В недрах ангелы не живут - страница 22



– Что случилось?

– Твоя неполная ЧД не отпускает.

– Как? – Архимед подавился слюной.

– Она нарушила временной континуум и замедлила нашу распаковку в пространстве. Я говорил, что нельзя шутить с потусторонним миром, он не предсказуем.

– Не мог сразу сказать, штурман хренов. – Архимед откинулся на спинку кресла. – Сколько ждать?

– Вечность.

– Чего?! – Архимеда словно током ударило.

– Зато границу горизонта событий мы можем наблюдать воочию в открывшемся шлюзе звездолета, и главное – изнутри. Видишь, космос стал линзированный? Мы не смогли ничего вынести из твоего маневра, только переместились подальше от планеты и попали в точку Лагранжа, меж Европой и Юпитером. Да, еще целую твою задницу.

– Пошел ты.

– Сам такой.

Звездолет накрыла тишина ожидания.


Не везет в любви. Может, повезет в смерти?


Завтра лучше бы не наступало. Валерион уплыл на базар, а на меня свалилась неведомая болезнь. Кровь хлынула вместо мочи. Боль живота и вялость тела выбила из рабочего состояния. Чтоб не пугать старика, решил уплыть в пещеру на отдых. Цикл еще только начался, лангусты в пропасть не сбегут, пока фермер не вернется, ничего экстраординарного не произойдет.

Прихватив один не полный мешок, нырнул в глубину. Постоянные спазмы мешали нормальному погружению. В дополнение ко всему на запах крови собрались сотни гистамин-прилипал. Превозмогая боль и слабость, все же мне удалось оторваться от преследователей, но навстречу, будто по сигналу, двигалась туча собратьев.

Гистамины – это прозрачно-розовые черви, голова имеет ротовое отверстие с тремя толстыми губами, челюстей нет, после рта сразу горло. Тело длинною чуть больше ладони, толщиной в три пальца плавно переходит в длинный хвостик-жгутик с мелкими зубчиками, и все это заканчивал хвостовой плавник. Они все время норовят прилипнуть к медузам, присасываясь мощными губами, прорывают кожу и проникают внутрь. В полости живота окукливаются, питаясь плотью носителя, стараясь переродиться и выйти из кокона сияющей огненно-рыжей саламандрой, но в случае с медузой у них что-то не получалось. Они прилипают ко всем, у кого кожа нежная и тонкая. Любимая жертва –раненая. Прилипая к открытой ране, вокруг рта отращивают коготки-крючки, которые надежно закреплялись на теле. Носитель, медленно умирая, носит паразита-куколку. Порой они пробуют проникнуть в анальное отверстие афалии, но, не имея скелета и мощной мускулатуры, их стремление равняется нулю. Случаи все же бывают, но это, скорее, исключение, чем закономерность. Это больше всего относится к богатым, островным афалиям, которые могут заниматься сексом, но они на глубины и не погружаются, если только ради экстрима.

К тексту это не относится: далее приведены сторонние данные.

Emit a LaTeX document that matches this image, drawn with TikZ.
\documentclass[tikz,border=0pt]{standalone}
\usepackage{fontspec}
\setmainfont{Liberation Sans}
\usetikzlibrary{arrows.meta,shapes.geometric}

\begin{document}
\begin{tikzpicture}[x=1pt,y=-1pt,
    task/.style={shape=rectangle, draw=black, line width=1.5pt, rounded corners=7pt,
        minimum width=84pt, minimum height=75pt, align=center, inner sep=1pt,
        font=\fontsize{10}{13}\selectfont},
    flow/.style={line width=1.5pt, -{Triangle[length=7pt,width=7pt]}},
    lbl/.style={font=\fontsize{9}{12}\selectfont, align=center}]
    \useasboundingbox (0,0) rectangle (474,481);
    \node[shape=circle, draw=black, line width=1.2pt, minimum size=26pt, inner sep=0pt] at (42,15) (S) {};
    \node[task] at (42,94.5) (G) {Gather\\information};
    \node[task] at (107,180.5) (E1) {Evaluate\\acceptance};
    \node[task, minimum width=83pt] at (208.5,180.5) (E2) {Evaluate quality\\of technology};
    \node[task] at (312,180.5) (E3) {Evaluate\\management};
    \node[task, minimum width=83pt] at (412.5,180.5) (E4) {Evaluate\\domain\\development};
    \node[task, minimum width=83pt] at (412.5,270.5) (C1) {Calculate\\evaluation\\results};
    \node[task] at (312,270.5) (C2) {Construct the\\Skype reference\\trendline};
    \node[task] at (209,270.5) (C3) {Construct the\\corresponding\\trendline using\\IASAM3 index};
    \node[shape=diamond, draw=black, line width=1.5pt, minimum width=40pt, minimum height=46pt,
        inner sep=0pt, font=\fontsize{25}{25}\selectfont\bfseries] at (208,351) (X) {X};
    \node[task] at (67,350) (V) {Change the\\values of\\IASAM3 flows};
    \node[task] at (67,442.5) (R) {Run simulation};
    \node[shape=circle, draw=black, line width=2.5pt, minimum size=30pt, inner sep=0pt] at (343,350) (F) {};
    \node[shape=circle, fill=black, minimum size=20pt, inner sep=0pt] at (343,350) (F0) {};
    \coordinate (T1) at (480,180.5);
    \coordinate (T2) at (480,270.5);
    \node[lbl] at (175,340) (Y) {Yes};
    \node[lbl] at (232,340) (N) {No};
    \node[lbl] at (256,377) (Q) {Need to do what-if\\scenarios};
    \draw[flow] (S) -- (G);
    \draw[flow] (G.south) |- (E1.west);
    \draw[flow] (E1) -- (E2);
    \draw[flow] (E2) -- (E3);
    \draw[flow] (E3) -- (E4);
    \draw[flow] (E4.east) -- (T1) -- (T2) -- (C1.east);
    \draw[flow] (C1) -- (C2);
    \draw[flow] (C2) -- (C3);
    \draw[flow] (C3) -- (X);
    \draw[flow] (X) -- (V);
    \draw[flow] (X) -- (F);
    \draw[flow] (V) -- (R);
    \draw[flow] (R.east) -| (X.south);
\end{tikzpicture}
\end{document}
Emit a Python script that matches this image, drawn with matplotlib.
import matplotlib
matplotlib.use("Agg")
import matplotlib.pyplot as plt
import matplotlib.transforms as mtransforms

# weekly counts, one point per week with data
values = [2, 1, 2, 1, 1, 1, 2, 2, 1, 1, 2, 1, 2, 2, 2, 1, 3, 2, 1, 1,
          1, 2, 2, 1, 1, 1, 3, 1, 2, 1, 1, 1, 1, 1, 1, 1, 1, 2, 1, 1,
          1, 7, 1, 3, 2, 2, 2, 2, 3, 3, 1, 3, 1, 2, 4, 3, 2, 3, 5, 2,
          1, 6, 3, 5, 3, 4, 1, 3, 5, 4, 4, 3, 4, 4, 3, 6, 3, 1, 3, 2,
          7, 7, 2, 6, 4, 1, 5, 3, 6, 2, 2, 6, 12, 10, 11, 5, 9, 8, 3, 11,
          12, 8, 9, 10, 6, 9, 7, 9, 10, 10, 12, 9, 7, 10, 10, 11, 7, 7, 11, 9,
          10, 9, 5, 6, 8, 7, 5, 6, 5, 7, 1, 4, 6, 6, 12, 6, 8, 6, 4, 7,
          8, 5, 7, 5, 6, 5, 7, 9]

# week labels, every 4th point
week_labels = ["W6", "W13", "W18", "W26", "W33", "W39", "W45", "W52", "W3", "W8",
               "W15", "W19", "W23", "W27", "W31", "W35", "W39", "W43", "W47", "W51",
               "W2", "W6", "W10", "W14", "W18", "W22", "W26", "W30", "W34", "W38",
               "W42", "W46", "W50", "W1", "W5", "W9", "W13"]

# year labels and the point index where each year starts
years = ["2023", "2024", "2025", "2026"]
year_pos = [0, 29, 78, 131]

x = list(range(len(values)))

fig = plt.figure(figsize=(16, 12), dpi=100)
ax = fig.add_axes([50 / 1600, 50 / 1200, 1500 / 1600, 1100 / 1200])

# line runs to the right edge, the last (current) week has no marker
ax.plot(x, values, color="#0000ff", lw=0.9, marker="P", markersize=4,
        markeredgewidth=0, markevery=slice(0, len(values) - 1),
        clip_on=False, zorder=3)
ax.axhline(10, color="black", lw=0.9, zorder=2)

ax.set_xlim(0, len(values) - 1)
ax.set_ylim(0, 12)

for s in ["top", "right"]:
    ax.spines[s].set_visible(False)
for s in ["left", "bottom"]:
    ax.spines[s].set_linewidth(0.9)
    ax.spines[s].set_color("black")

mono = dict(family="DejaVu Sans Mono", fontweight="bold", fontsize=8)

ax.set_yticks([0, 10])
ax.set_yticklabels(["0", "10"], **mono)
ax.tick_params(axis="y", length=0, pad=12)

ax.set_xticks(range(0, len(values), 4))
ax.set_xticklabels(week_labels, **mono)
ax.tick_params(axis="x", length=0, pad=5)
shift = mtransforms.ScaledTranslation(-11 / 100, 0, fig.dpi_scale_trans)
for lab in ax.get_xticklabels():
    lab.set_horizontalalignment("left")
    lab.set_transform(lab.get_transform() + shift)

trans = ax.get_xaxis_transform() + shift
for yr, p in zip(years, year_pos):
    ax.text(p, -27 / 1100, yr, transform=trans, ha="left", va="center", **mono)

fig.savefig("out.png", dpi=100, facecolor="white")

С трудом отбиваясь от прилипал, отрывая их на ходу, дотянул до пещеры. В глазах мутнело, наступала стадия коматоза. Вот передо мной и земля появилась, цветущая, с благоухающей травой, и я вылезаю из речки, облепленный тиной, стряхиваю все на песок. Меня ласкает ветерок. Мотылек, вспорхнув с цветка, присел мне на колени, затем перелетел выше… Судорожная дрожь в теле, как от соприкосновения с Валеркой, заставляет лечь и раскинуть конечности. В ноздри ударяет запах чужого тела. Ноги немеют, стон экстаза вырывается из груди. Вдруг спазм живота возвращает меня из блаженства в состояние нестерпимой боли. Просыпаюсь в пещере, вода кипит преследователями, вокруг на камнях валяются раздавленные сородичи. Едва успеваю ухватиться за кончик хвоста гистамина, хорошо, что он еще не успел его отбросить, и вырываю его из себя, от боли теряя сознание.